“CAPE-NATAL” LINE CLOSURE
Posted on 22 January 2010
Towards the end of 2009, South Africa’s ever-vacillating Department of Transport (DoT) having only recently relaxed maximum permissible vehicle mass regulations, announced sweeping new strategies to limit the conveyance of commodities by road. The broad objective is to force the use of rail instead. The country’s roads, apparently, are in such poor shape that some may fall apart within five years, due to lack of funds for maintenance.
The condition of many branch lines, unfortunately, is little better. Few of those closed during recent years are candidates for revival unless virtually rebuilt from scratch. From the moment when trains stop running, the vandals and thieves move in, helping themselves to sleepers and station roofs, cutting rail into stealable lengths; not infrequently burning or smashing anything they cannot cart away.
Among facts of life that few seem to grasp, traffic once lost to the road is extremely difficult to win back. Were DoT serious in its intent, an instant embargo should have been placed on further branchline closures.

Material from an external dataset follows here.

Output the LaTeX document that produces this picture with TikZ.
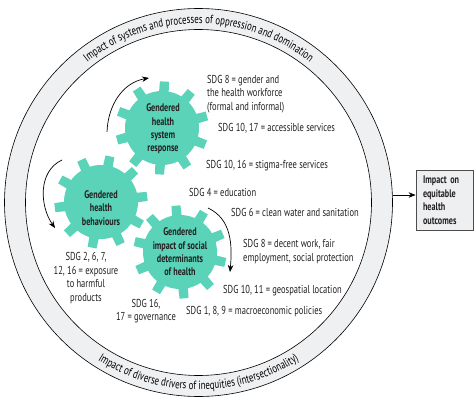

No such luck. After a Transnet Freight Rail working on 18 January 2010, we are told, to clear remaining rolling stock, there was to be no further activity on the line running south from Pietermaritzburg to Donnybrook. Extending 302km to Matatiele not all that long ago, with its own branches to Underberg and Kokstad (and not forgetting the narrow gauge east of Donnybrook), this too appears to have joined the growing list of minor lines in South Africa that have seen their last train.